(Plotting code records)
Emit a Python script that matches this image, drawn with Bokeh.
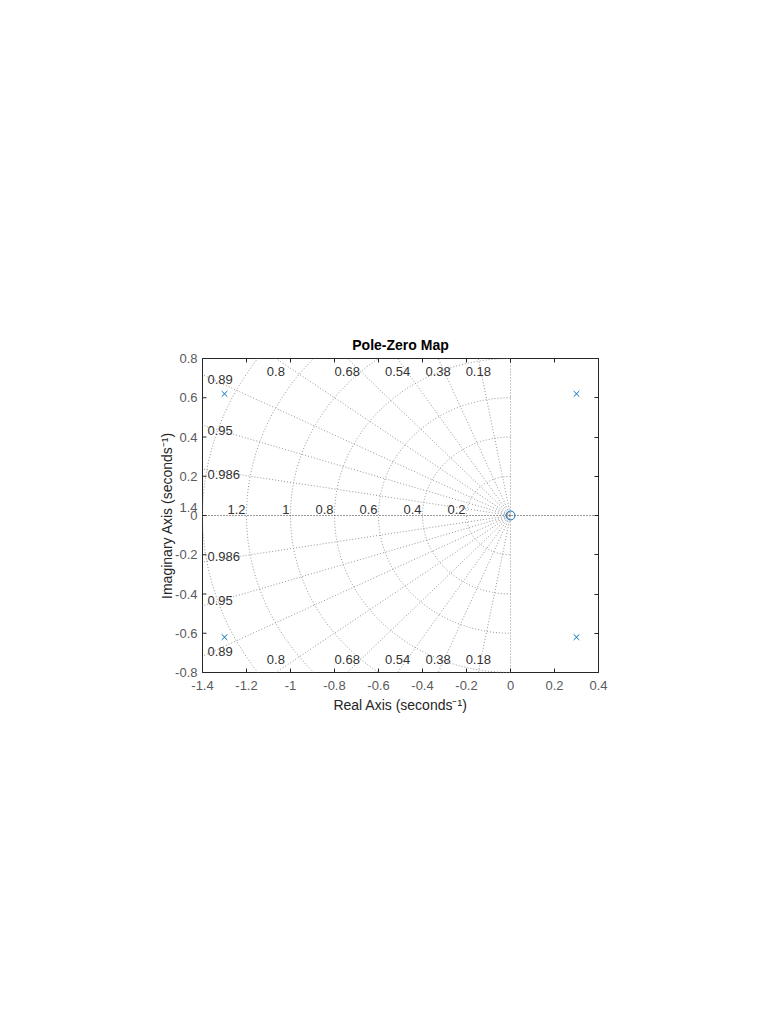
import numpy as np
from bokeh.plotting import figure
from bokeh.models import Range1d, LinearAxis, FixedTicker, ColumnDataSource, LabelSet, Title
from bokeh.core.properties import value
from bokeh.embed import file_html
from bokeh.resources import INLINE

# ---- data ----
pole_re = [-1.3, -1.3, 0.3, 0.3]
pole_im = [0.62, -0.62, 0.62, -0.62]
zero_re = [0.0]
zero_im = [0.0]
zeta_vals = [0.18, 0.38, 0.54, 0.68, 0.8, 0.89, 0.95, 0.986]
zeta_labels = ["0.18", "0.38", "0.54", "0.68", "0.8", "0.89", "0.95", "0.986"]
wn_vals = [0.2, 0.4, 0.6, 0.8, 1.0, 1.2, 1.4]
wn_labels = ["0.2", "0.4", "0.6", "0.8", "1", "1.2", "1.4"]
x_ticks = [-1.4, -1.2, -1.0, -0.8, -0.6, -0.4, -0.2, 0.0, 0.2, 0.4]
x_tick_labels = ["-1.4", "-1.2", "-1", "-0.8", "-0.6", "-0.4", "-0.2", "0", "0.2", "0.4"]
y_ticks = [-0.8, -0.6, -0.4, -0.2, 0.0, 0.2, 0.4, 0.6, 0.8]
y_tick_labels = ["-0.8", "-0.6", "-0.4", "-0.2", "0", "0.2", "0.4", "0.6", "0.8"]

X0, X1 = -1.4, 0.4
Y0, Y1 = -0.8, 0.8
FW, FH = 396, 314
sx = FW / (X1 - X0)
sy = FH / (Y1 - Y0)

FONT = "Liberation Sans"
TICK_COLOR = "#5a5a5a"
GRID_COLOR = "#959595"
BLUE = "#0072BD"
LABEL_COLOR = "#333333"

p = figure(output_backend="svg", toolbar_location=None,
           frame_width=FW, frame_height=FH,
           x_range=Range1d(X0, X1), y_range=Range1d(Y0, Y1),
           min_border_left=202, min_border_top=358,
           min_border_right=162, min_border_bottom=300,
           background_fill_color="white", border_fill_color="white")
p.title = None
p.outline_line_color = "#262626"
p.outline_line_width = 1
p.xgrid.visible = False
p.ygrid.visible = False

def style_axis(ax, labels_on=True):
    ax.axis_line_color = None
    ax.major_tick_in = 4
    ax.major_tick_out = 0
    ax.minor_tick_line_color = None
    ax.major_tick_line_color = "#262626"
    ax.major_label_text_font = FONT
    ax.major_label_text_font_size = "13px"
    ax.major_label_text_color = TICK_COLOR
    ax.axis_label_text_font = FONT
    ax.axis_label_text_font_size = "14px"
    ax.axis_label_text_font_style = "normal"
    ax.axis_label_text_color = "#262626"
    if not labels_on:
        ax.major_label_text_font_size = "0px"
        ax.major_label_standoff = 0
        ax.major_label_text_color = None

xa = p.xaxis[0]
xa.ticker = FixedTicker(ticks=x_ticks)
xa.major_label_overrides = {t: l for t, l in zip(x_ticks, x_tick_labels)}
xa.axis_label = "Real Axis (seconds\u207b\u00b9)"
style_axis(xa)
xa.major_label_standoff = 8
xa.axis_label_standoff = 4

# the sgrid label of the outermost frequency circle sits just left of the frame,
# above the "0" tick label; carried as an extra (label-only) tick position
outer_wn_label = wn_labels[-1]
outer_wn_pos = 8 / sy
ya = p.yaxis[0]
ya.ticker = FixedTicker(ticks=y_ticks + [outer_wn_pos])
overrides = {t: l for t, l in zip(y_ticks, y_tick_labels)}
overrides[outer_wn_pos] = outer_wn_label
ya.major_label_overrides = overrides
ya.axis_label = "Imaginary Axis (seconds\u207b\u00b9)"
style_axis(ya)
ya.major_tick_in = 0
ya.major_label_standoff = 5
ya.axis_label_standoff = -3

top_ax = LinearAxis(ticker=FixedTicker(ticks=x_ticks))
style_axis(top_ax, labels_on=False)
p.add_layout(top_ax, "above")
right_ax = LinearAxis(ticker=FixedTicker(ticks=y_ticks))
style_axis(right_ax, labels_on=False)
p.add_layout(right_ax, "right")
# left-side inner tick marks (without the extra label-only position)
left_ticks = LinearAxis(ticker=FixedTicker(ticks=y_ticks))
style_axis(left_ticks, labels_on=False)

p.add_layout(Title(text="Pole-Zero Map", align="center", text_font=FONT,
                   text_font_size="14px", text_font_style="bold",
                   text_color="#000000", standoff=12), "above")

# ---- sgrid: damping lines ----
R = 3.0
dxs, dys = [], []
for z in zeta_vals:
    s = np.sqrt(1 - z * z)
    for sign in (1, -1):
        dxs.append([0.0, -R * z])
        dys.append([0.0, sign * R * s])
p.multi_line(dxs, dys, line_color=GRID_COLOR, line_dash="1 2", line_width=1)

# ---- sgrid: natural frequency arcs (left half plane) ----
t = np.linspace(np.pi / 2, 3 * np.pi / 2, 200)
cxs = [list(w * np.cos(t)) for w in wn_vals]
cys = [list(w * np.sin(t)) for w in wn_vals]
p.multi_line(cxs, cys, line_color=GRID_COLOR, line_dash="1 2", line_width=1)

# imaginary axis line and real axis line
p.segment(x0=[0.0], y0=[Y0], x1=[0.0], y1=[Y1], line_color=GRID_COLOR, line_dash="1 2", line_width=1)
p.segment(x0=[X0], y0=[0.0], x1=[X1], y1=[0.0], line_color="#333333", line_dash="1 2", line_width=1)

# ---- damping labels ----
lx, ly, lt, la = [], [], [], []
for z, lab in zip(zeta_vals, zeta_labels):
    s = np.sqrt(1 - z * z)
    xt = -Y1 * z / s
    for sign in (1, -1):
        if xt >= X0:
            lx.append(xt)
            ly.append(sign * (Y1 - 13 / sy))
            lt.append(lab)
            la.append("center")
        else:
            yi = -X0 * s / z
            lx.append(X0 + 5 / sx)
            ly.append(sign * (yi - 5 / sy))
            lt.append(lab)
            la.append("left")
zsrc = ColumnDataSource(dict(x=lx, y=ly, text=lt, align=la))
p.add_layout(LabelSet(x="x", y="y", text="text", source=zsrc, text_align="align",
                      text_baseline="middle", text_font=value(FONT),
                      text_font_size="13px", text_color=LABEL_COLOR))

# ---- frequency labels (inside the frame) ----
inside = [(w, l) for w, l in zip(wn_vals, wn_labels) if -w > X0 + 1e-9]
fsrc = ColumnDataSource(dict(x=[-w - 1 / sx for w, _ in inside],
                             y=[2 / sy] * len(inside), text=[l for _, l in inside]))
p.add_layout(LabelSet(x="x", y="y", text="text", source=fsrc, text_align="right",
                      text_baseline="bottom", text_font=value(FONT),
                      text_font_size="13px", text_color=LABEL_COLOR))

# inner tick marks on the left edge drawn from the y tick list
p.segment(x0=[X0] * len(y_ticks), y0=y_ticks, x1=[X0 + 4 / sx] * len(y_ticks), y1=y_ticks,
          line_color="#262626", line_width=1)

# ---- poles and zeros ----
p.scatter(pole_re, pole_im, marker="x", size=8, line_color=BLUE, line_width=1)
p.scatter(zero_re, zero_im, marker="circle", size=9, fill_color=None, line_color=BLUE, line_width=1)

open("out.html", "w").write(file_html(p, INLINE))
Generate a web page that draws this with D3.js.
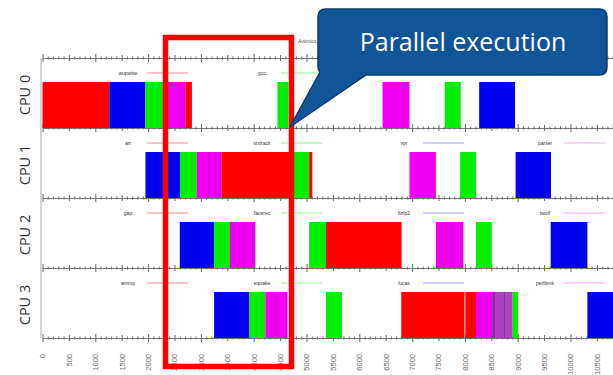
<!DOCTYPE html>
<html>
<head>
<meta charset="utf-8">
<script src="https://cdn.jsdelivr.net/npm/d3@7"></script>
<style>
  body { margin: 0; background: #fff; }
  svg { display: block; font-family: "Liberation Sans", Arial, sans-serif; }
</style>
</head>
<body>
<svg id="chart"></svg>
<script>
// rows of the chart
var cpus = ["CPU 0", "CPU 1", "CPU 2", "CPU 3"];

// bottom tick labels
var xTickLabels = [0, 500, 1000, 1500, 2000, 2500, 3000, 3500, 4000, 4500, 5000,
  5500, 6000, 6500, 7000, 7500, 8000, 8500, 9000, 9500, 10000, 10500];

// segments per cpu : [start, end, kind]
var cpu0 = [[0, 1265, "A"], [1265, 1950, "C"], [1950, 2280, "B"], [2280, 2710, "D"],
  [2710, 2830, "A"], [4450, 4660, "B"], [6440, 6950, "D"], [7620, 7920, "B"], [8270, 8950, "C"]];
var cpu1 = [[1950, 2610, "C"], [2610, 2920, "B"], [2920, 3390, "D"], [3390, 4700, "A"],
  [4700, 5050, "B"], [5050, 5110, "A"], [6950, 7450, "D"], [7910, 8210, "B"], [8960, 9630, "C"]];
var cpu2 = [[2600, 3250, "C"], [3250, 3550, "B"], [3550, 4030, "D"], [5050, 5370, "B"],
  [5370, 6800, "A"], [7450, 7970, "D"], [8210, 8510, "B"], [9625, 10320, "C"]];
var cpu3 = [[3250, 3920, "C"], [3920, 4220, "B"], [4220, 4640, "D"], [5370, 5670, "B"],
  [6795, 7990, "A"], [7990, 8010, "G"], [8010, 8210, "A"], [8210, 8515, "D"], [8515, 8570, "F"],
  [8570, 8725, "E"], [8725, 8760, "F"], [8760, 8905, "E"], [8905, 9010, "B"], [10320, 11300, "C"]];

// legend names per cpu
var legend0 = ["wupwise", "gcc", "mesa", "applu"];
var legend1 = ["art", "sixtrack", "vpr", "parser"];
var legend2 = ["gap", "facerec", "bzip2", "twolf"];
var legend3 = ["ammp", "equake", "lucas", "perlbmk"];

var rows = [cpu0, cpu1, cpu2, cpu3];
var legends = [legend0, legend1, legend2, legend3];

var color = d3.scaleOrdinal()
  .domain(["A", "B", "C", "D", "E", "F", "G"])
  .range(["#ff0000", "#00ee00", "#0000f0", "#f000f0", "#b43cc4", "#7c3a90", "#ff7090"]);
var legendColor = ["#ff0000", "#00dd00", "#3333ff", "#cc44cc"];

var W = 613, H = 375;
var svg = d3.select("#chart").attr("width", W).attr("height", H);
svg.append("rect").attr("width", W).attr("height", H).attr("fill", "#fff");

var x = d3.scaleLinear().domain([0, 11000]).range([42.5, 42.5 + 11000 * 0.0528]);
var y = d3.scaleBand().domain(cpus).range([58, 338]);

// left frame line
svg.append("line")
  .attr("x1", 41).attr("x2", 41).attr("y1", y.range()[0]).attr("y2", y.range()[1])
  .attr("stroke", "#aaa");

// tiny title, mostly under the callout
svg.append("text").attr("x", 298).attr("y", 43)
  .attr("font-size", 5).attr("fill", "#555").text("Avionics");

// crossed tick axes between the rows
var minor = d3.range(0, 11001, 100);
function tickLen(d) { return d % 1000 == 0 ? 4 : (d % 500 == 0 ? 3 : 1.5); }
var axisYs = [y.range()[0]].concat(cpus.map(function (c) { return y(c) + y.bandwidth(); }));
axisYs.forEach(function (ay) {
  var g = svg.append("g")
    .attr("transform", "translate(0," + ay + ")")
    .call(d3.axisBottom(x).tickValues(minor).tickSize(2).tickSizeOuter(0).tickFormat(""));
  g.select(".domain").attr("stroke", "#777");
  g.selectAll(".tick line")
    .attr("y1", function (d) { return -tickLen(d); })
    .attr("y2", function (d) { return tickLen(d); })
    .attr("stroke", "#666");
});

// bottom labels
var gx = svg.append("g")
  .attr("transform", "translate(0," + y.range()[1] + ")")
  .call(d3.axisBottom(x).tickValues(xTickLabels).tickSize(0).tickFormat(d3.format("d")));
gx.select(".domain").remove();
gx.selectAll("text")
  .attr("transform", "rotate(-90)")
  .attr("x", -16).attr("y", 0).attr("dy", "0.32em")
  .style("text-anchor", "end")
  .attr("font-size", 7.5).attr("fill", "#666");

// rows
cpus.forEach(function (c, i) {
  var top = y(c);
  var g = svg.append("g").attr("class", "row");

  g.selectAll("rect")
    .data(rows[i])
    .join("rect")
    .attr("x", function (d) { return x(d[0]); })
    .attr("width", function (d) { return x(d[1]) - x(d[0]); })
    .attr("y", top + 24)
    .attr("height", y.bandwidth() - 24)
    .attr("fill", function (d) { return color(d[2]); });

  var lx = [128, 262, 404, 545];
  legends[i].forEach(function (name, j) {
    g.append("text").attr("x", lx[j]).attr("y", top + 16.5)
      .attr("text-anchor", "middle").attr("font-size", 5).attr("fill", "#333").text(name);
    g.append("line")
      .attr("x1", lx[j] + 19).attr("x2", lx[j] + 60)
      .attr("y1", top + 15).attr("y2", top + 15)
      .attr("stroke", legendColor[j]).attr("stroke-opacity", 0.45).attr("stroke-width", 1);
  });

  svg.append("text")
    .attr("transform", "translate(30," + (top + 37) + ") rotate(-90)")
    .attr("text-anchor", "middle")
    .attr("font-family", "Open Sans, sans-serif")
    .attr("font-size", 14.5).attr("fill", "#333")
    .text(c);
});

// red highlight frame
svg.append("rect")
  .attr("x", 165.5).attr("y", 37.5).attr("width", 126).attr("height", 329)
  .attr("fill", "none").attr("stroke", "#ff0000").attr("stroke-width", 5.5);

// callout
var callout = "M326,9 H599 Q607,9 607,17 V67 Q607,75 599,75 H366 L290,127 L320,72 Q318,70 318,67 V17 Q318,9 326,9 Z";
svg.append("path").attr("d", callout)
  .attr("fill", "#0f5597").attr("stroke", "#0a3d6d").attr("stroke-width", 1.5);
svg.append("text").attr("x", 463).attr("y", 51)
  .attr("text-anchor", "middle")
  .attr("font-family", "Open Sans, sans-serif")
  .attr("font-size", 25).attr("fill", "#fff")
  .text("Parallel execution");
</script>
</body>
</html>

• [What needs to be done] Isolate the lines above that contain the word "this" and copy them.

• [Exercise answer]
Emit a Python script that matches this image, drawn with Bokeh.
Generate a web page that draws this with D3.js.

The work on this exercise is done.